Frequently Asked Questions (FAQs)
Why are my biscuits flat? This is often caused by using old or expired baking powder, not using cold ingredients, or overmixing the dough.
Why are my biscuits tough? Overmixing the dough is the most common culprit. Also, using too much flour can contribute to toughness.
Can I use self-rising flour? No, this recipe is specifically formulated for all-purpose flour. Self-rising flour already contains baking powder and salt, so you’ll need to adjust the other ingredients accordingly.
Can I freeze the biscuit dough? Yes, you can freeze the unbaked biscuits.
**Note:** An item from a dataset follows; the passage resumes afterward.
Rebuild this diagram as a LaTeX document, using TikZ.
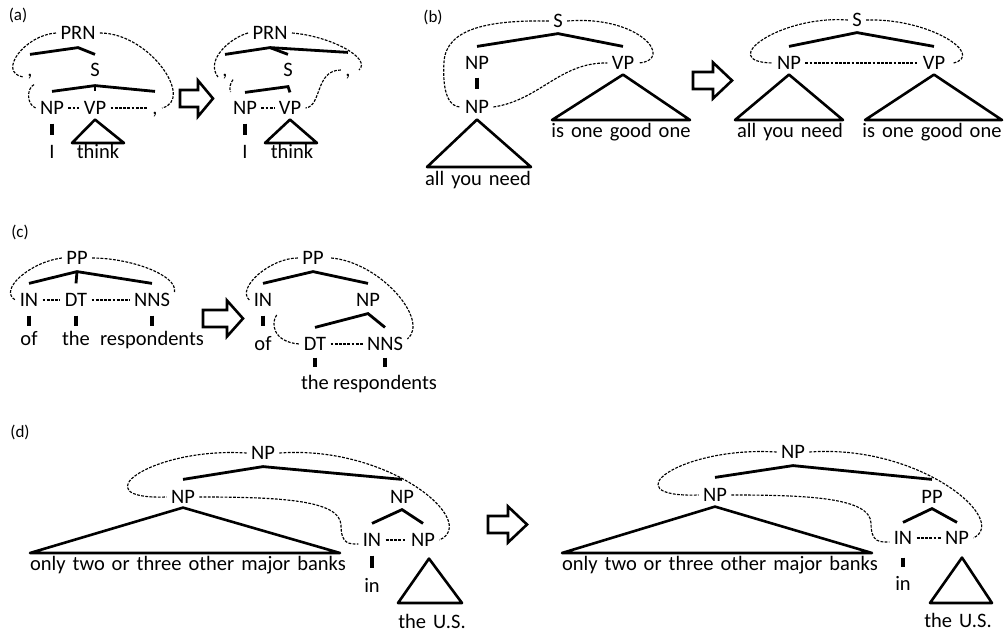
\documentclass[tikz,border=0pt]{standalone}
\usepackage{fontspec}
\setmainfont{Carlito}[WordSpace=1.5]
\newcommand\blkarrow[4]{\draw[blk] (#1,#2-8.5) -- (#1+#3-#4,#2-8.5) -- (#1+#3-#4,#2-18) -- (#1+#3,#2) -- (#1+#3-#4,#2+18) -- (#1+#3-#4,#2+8.5) -- (#1,#2+8.5) -- cycle;}
\tikzset{
 lb/.style={inner sep=0pt, outer xsep=4.5pt, outer ysep=0pt, text height=13.2pt, text depth=0pt, font=\fontsize{20.5}{23}\selectfont},
 tag/.style={inner sep=0pt, anchor=base, font=\fontsize{17}{20}\selectfont},
 br/.style={line width=2.8pt},
 bar/.style={line width=3.2pt},
 tri/.style={line width=2.6pt, line join=round},
 dsh/.style={line width=1.15pt, dash pattern=on 2.8pt off 1.4pt},
 blk/.style={line width=2.6pt, line join=miter}
}
\begin{document}
\begin{tikzpicture}[x=1pt,y=-1pt]
\useasboundingbox (0,0) rectangle (1005,632);
% ---------------- (a) left
\node[tag] (ta) at (18,20) {(a)};
\node[lb] (aPRN) at (78,33) {PRN};
\node[lb] (ac1) at (30,70) {,};
\node[lb] (aS) at (95,70) {S};
\node[lb] (aNP) at (52,108) {NP};
\node[lb] (aVP) at (95,108) {VP};
\node[lb] (ac2) at (155,108) {,};
\node[lb] (aI) at (52,152) {I};
\node[lb] (athink) at (98,152) {think};
\draw[br] ([yshift=9pt]ac1.north) -- ([yshift=-8pt]aPRN.south) -- ([yshift=9pt]aS.north);
\draw[br] ([yshift=10pt]aNP.north) -- ([yshift=-9pt]aS.south) -- ([yshift=10pt]ac2.north);
\draw[br] ([yshift=-9pt]aS.south) -- ([yshift=10pt]aVP.north);
\draw[bar] ([yshift=-9pt]aNP.south) -- ([yshift=10pt]aI.north);
\draw[tri] ([yshift=-5pt]aVP.south) -- (72,143) -- (124,143) -- cycle;
\draw[dsh] (aPRN.west) .. controls (25,35) and (-3,72) .. ([yshift=-7pt]ac1.west);
\draw[dsh] ([shift={(4pt,-8pt)}]ac1.south) .. controls (27,88) and (26,104) .. (aNP.west);
\draw[dsh] (aNP.east) -- (aVP.west);
\draw[dsh] (aVP.east) -- (ac2.west);
\draw[dsh] (aPRN.east) .. controls (150,33) and (195,100) .. (ac2.east);
\blkarrow{180}{98.5}{33}{15}
% ---------------- (a) right
\node[lb] (bPRN) at (270,33) {PRN};
\node[lb] (bc1) at (225,70) {,};
\node[lb] (bS) at (288,70) {S};
\node[lb] (bc3) at (348,70) {,};
\node[lb] (bNP) at (245,108) {NP};
\node[lb] (bVP) at (290,108) {VP};
\node[lb] (bI) at (245,152) {I};
\node[lb] (bthink) at (292,152) {think};
\draw[br] ([yshift=9pt]bc1.north) -- ([yshift=-8pt]bPRN.south) -- ([yshift=9pt]bS.north);
\draw[br] ([yshift=-8pt]bPRN.south) -- ([yshift=11pt]bc3.north);
\draw[br] ([yshift=9pt]bNP.north) -- ([yshift=-10pt]bS.south) -- ([yshift=9pt]bVP.north);
\draw[bar] ([yshift=-9pt]bNP.south) -- ([yshift=10pt]bI.north);
\draw[tri] ([yshift=-5pt]bVP.south) -- (265,143) -- (317,143) -- cycle;
\draw[dsh] (bPRN.west) .. controls (230,38) and (205,60) .. ([yshift=-7pt]bc1.west);
\draw[dsh] ([shift={(8pt,-3pt)}]bc1.south) .. controls (230,84) and (229,88) .. ([shift={(2pt,16pt)}]bNP.west);
\draw[dsh] (bNP.east) -- (bVP.west);
\draw[dsh] (bPRN.east) .. controls (330,36) and (372,58) .. ([xshift=4pt]bc3.east);
\draw[dsh] (bc3.west) .. controls (315,70) and (322,106) .. (bVP.east);
% ---------------- (b) left
\node[tag] (tb) at (433,22) {(b)};
\node[lb] (cS) at (558,21) {S};
\node[lb] (cNP1) at (477,63) {NP};
\node[lb] (cVP) at (623,63) {VP};
\node[lb] (cNP2) at (477,107) {NP};
\node[lb] (call) at (478,178.5) {all you need};
\node[lb] (cis) at (621,131) {is one good one};
\draw[br] ([yshift=10pt]cNP1.north) -- ([yshift=-6pt]cS.south) -- ([yshift=10pt]cVP.north);
\draw[bar] ([yshift=-8pt]cNP1.south) -- ([yshift=11pt]cNP2.north);
\draw[tri] ([yshift=-6pt]cNP2.south) -- (427,167) -- (531,167) -- cycle;
\draw[tri] ([yshift=-5pt]cVP.south) -- (552,120) -- (690,120) -- cycle;
\draw[dsh] (cS.west) .. controls (490,20) and (446,28) .. (444,62) .. controls (442,95) and (450,107) .. (cNP2.west);
\draw[dsh] (cS.east) .. controls (640,15) and (675,60) .. (cVP.east);
\draw[dsh] (cNP2.east) .. controls (540,100) and (560,62) .. (cVP.west);
\blkarrow{693}{80.5}{39}{19}
% ---------------- (b) right
\node[lb] (dS) at (857,20) {S};
\node[lb] (dNP) at (789,63) {NP};
\node[lb] (dVP) at (934,63) {VP};
\node[lb] (dall) at (790,131) {all you need};
\node[lb] (dis) at (932,131) {is one good one};
\draw[br] ([yshift=10pt]dNP.north) -- ([yshift=-6pt]dS.south) -- ([yshift=10pt]dVP.north);
\draw[tri] ([yshift=-5pt]dNP.south) -- (735,120) -- (843,120) -- cycle;
\draw[tri] ([yshift=-5pt]dVP.south) -- (865,120) -- (1002,120) -- cycle;
\draw[dsh] (dNP.east) -- (dVP.west);
\draw[dsh] (dS.west) .. controls (780,15) and (715,62) .. (dNP.west);
\draw[dsh] (dS.east) .. controls (930,18) and (985,55) .. ([xshift=4pt]dVP.east);
% ---------------- (c) left
\node[tag] (tc) at (20,237) {(c)};
\node[lb] (ePP) at (77,258) {PP};
\node[lb] (eIN) at (29,300) {IN};
\node[lb] (eDT) at (76,300) {DT};
\node[lb] (eNNS) at (152,300) {NNS};
\node[lb] (eof) at (29,338.5) {of};
\node[lb] (ethe) at (76,338.5) {the};
\node[lb] (eresp) at (152,338.5) {respondents};
\draw[br] ([yshift=10pt]eIN.north) -- ([yshift=-7pt]ePP.south) -- ([yshift=10pt]eNNS.north);
\draw[br] ([yshift=-7pt]ePP.south) -- ([yshift=10pt]eDT.north);
\draw[bar] ([yshift=-9pt]eIN.south) -- ([yshift=6pt]eof.north);
\draw[bar] ([yshift=-9pt]eDT.south) -- ([yshift=6pt]ethe.north);
\draw[bar] ([yshift=-9pt]eNNS.south) -- ([yshift=6pt]eresp.north);
\draw[dsh] (ePP.west) .. controls (30,262) and (-2,290) .. (eIN.west);
\draw[dsh] (eIN.east) -- (eDT.west);
\draw[dsh] (eDT.east) -- (eNNS.west);
\draw[dsh] (ePP.east) .. controls (130,258) and (178,275) .. ([yshift=8pt]eNNS.east);
\blkarrow{203}{318.5}{40}{16}
% ---------------- (c) right
\node[lb] (fPP) at (313,258) {PP};
\node[lb] (fIN) at (263,300) {IN};
\node[lb] (fNP) at (368,300) {NP};
\node[lb] (fof) at (263,344) {of};
\node[lb] (fDT) at (315,344) {DT};
\node[lb] (fNNS) at (385,344) {NNS};
\node[lb] (fthe) at (315,383) {the};
\node[lb] (fresp) at (385,383) {respondents};
\draw[br] ([yshift=10pt]fIN.north) -- ([yshift=-7pt]fPP.south) -- ([yshift=10pt]fNP.north);
\draw[br] ([yshift=10pt]fDT.north) -- ([yshift=-7pt]fNP.south) -- ([yshift=10pt]fNNS.north);
\draw[bar] ([yshift=-9pt]fIN.south) -- ([yshift=11pt]fof.north);
\draw[bar] ([yshift=-7pt]fDT.south) -- ([yshift=9pt]fthe.north);
\draw[bar] ([yshift=-7pt]fNNS.south) -- ([yshift=9pt]fresp.north);
\draw[dsh] (fPP.west) .. controls (270,258) and (236,288) .. (fIN.west);
\draw[dsh] ([xshift=3pt]fPP.east) .. controls (380,262) and (430,320) .. ([yshift=5pt]fNNS.east);
\draw[dsh] ([yshift=-15pt]fIN.east) .. controls (271,322) and (272,342) .. (fDT.west);
\draw[dsh] (fDT.east) -- (fNNS.west);
% ---------------- (d) left
\node[tag] (td) at (20,437) {(d)};
\node[lb] (gNP) at (263,453) {NP};
\node[lb] (gNPl) at (183,497) {NP};
\node[lb] (gNPr) at (402,497) {NP};
\node[lb] (gIN) at (372,540) {IN};
\node[lb] (gNPb) at (423,540) {NP};
\node[lb] (gbanks) at (188,564) {only two or three other major banks};
\node[lb] (gin) at (372,586) {in};
\node[lb] (gUS) at (432,621.5) {the U.S.};
\draw[br] ([yshift=11pt]gNPl.north) -- ([yshift=-7pt]gNP.south) -- ([yshift=11pt]gNPr.north);
\draw[br] ([yshift=10pt]gIN.north) -- ([yshift=-6pt]gNPr.south) -- ([yshift=10pt]gNPb.north);
\draw[bar] ([yshift=-9pt]gIN.south) -- ([yshift=11pt]gin.north);
\draw[tri] ([yshift=-4pt]gNPl.south) -- (30,553) -- (340,553) -- cycle;
\draw[tri] ([shift={(6pt,-12pt)}]gNPb.south) -- (398,603) -- (462,603) -- cycle;
\draw[dsh] (gNP.west) .. controls (150,447) and (80,500) .. (gNPl.west);
\draw[dsh] (gNP.east) .. controls (390,445) and (480,522) .. (gNPb.east);
\draw[dsh] (gNPl.east) .. controls (280,497) and (340,500) .. (341,525) .. controls (341,545) and (350,544) .. ([yshift=-4pt]gIN.west);
\draw[dsh] (gIN.east) -- (gNPb.west);
\blkarrow{488}{524.5}{39}{19}
% ---------------- (d) right
\node[lb] (kNP) at (793,452) {NP};
\node[lb] (kNPl) at (715,495) {NP};
\node[lb] (kPP) at (932,497) {PP};
\node[lb] (kIN) at (903,538) {IN};
\node[lb] (kNPb) at (957,538) {NP};
\node[lb] (kbanks) at (720,564) {only two or three other major banks};
\node[lb] (kin) at (903,584) {in};
\node[lb] (kUS) at (958,621) {the U.S.};
\draw[br] ([yshift=11pt]kNPl.north) -- ([yshift=-7pt]kNP.south) -- ([yshift=11pt]kPP.north);
\draw[br] ([yshift=9pt]kIN.north) -- ([yshift=-5pt]kPP.south) -- ([yshift=9pt]kNPb.north);
\draw[bar] ([yshift=-13pt]kIN.south) -- ([yshift=10pt]kin.north);
\draw[tri] ([yshift=-5pt]kNPl.south) -- (562,553) -- (872,553) -- cycle;
\draw[tri] ([shift={(5pt,-13pt)}]kNPb.south) -- (930,603) -- (992,603) -- cycle;
\draw[dsh] (kNP.west) .. controls (680,446) and (610,498) .. (kNPl.west);
\draw[dsh] (kNP.east) .. controls (920,444) and (1010,520) .. (kNPb.east);
\draw[dsh] (kNPl.east) .. controls (810,495) and (870,498) .. (871,523) .. controls (871,543) and (880,542) .. ([yshift=-4pt]kIN.west);
\draw[dsh] (kIN.east) -- (kNPb.west);
\end{tikzpicture}
\end{document}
Cut them out and place them on a baking sheet lined with parchment paper. Freeze until solid, then transfer them to a freezer bag. Bake directly from frozen, adding a few extra minutes to the baking time.
How do I reheat leftover biscuits? The best way is to wrap them loosely in foil and warm them in a 350°F oven for about 10 minutes. You can also microwave them, but they may become a bit chewy.
Can I add cheese to this recipe? Absolutely! Add about 1/2 cup of shredded cheddar, Monterey Jack, or your favorite cheese to the dry ingredients.
What kind of fat is best for biscuits? Butter provides the best flavor, but shortening creates the flakiest texture. You can also use a combination of both.
Why do you cut the biscuits into squares instead of using a round cutter? Cutting into squares eliminates any leftover scraps of dough, making the process more efficient. It also helps the biscuits rise straight up, resulting in taller biscuits.
Can I make this recipe vegan? Yes, you can substitute the butter with vegan butter or solid coconut oil and the buttermilk with plant-based milk mixed with 1 tablespoon of lemon juice or vinegar.
My dough is too dry. What do I do? Add a tablespoon of buttermilk at a time until the dough comes together. Be careful not to add too much liquid.
My dough is too sticky. What do I do? Add a tablespoon of flour at a time until the dough is easier to handle.
What’s the best way to serve these biscuits? These biscuits are delicious on their own, but they’re even better with butter, jam, honey, or your favorite savory toppings. They’re also great with gravy or as a side dish for breakfast, lunch, or dinner.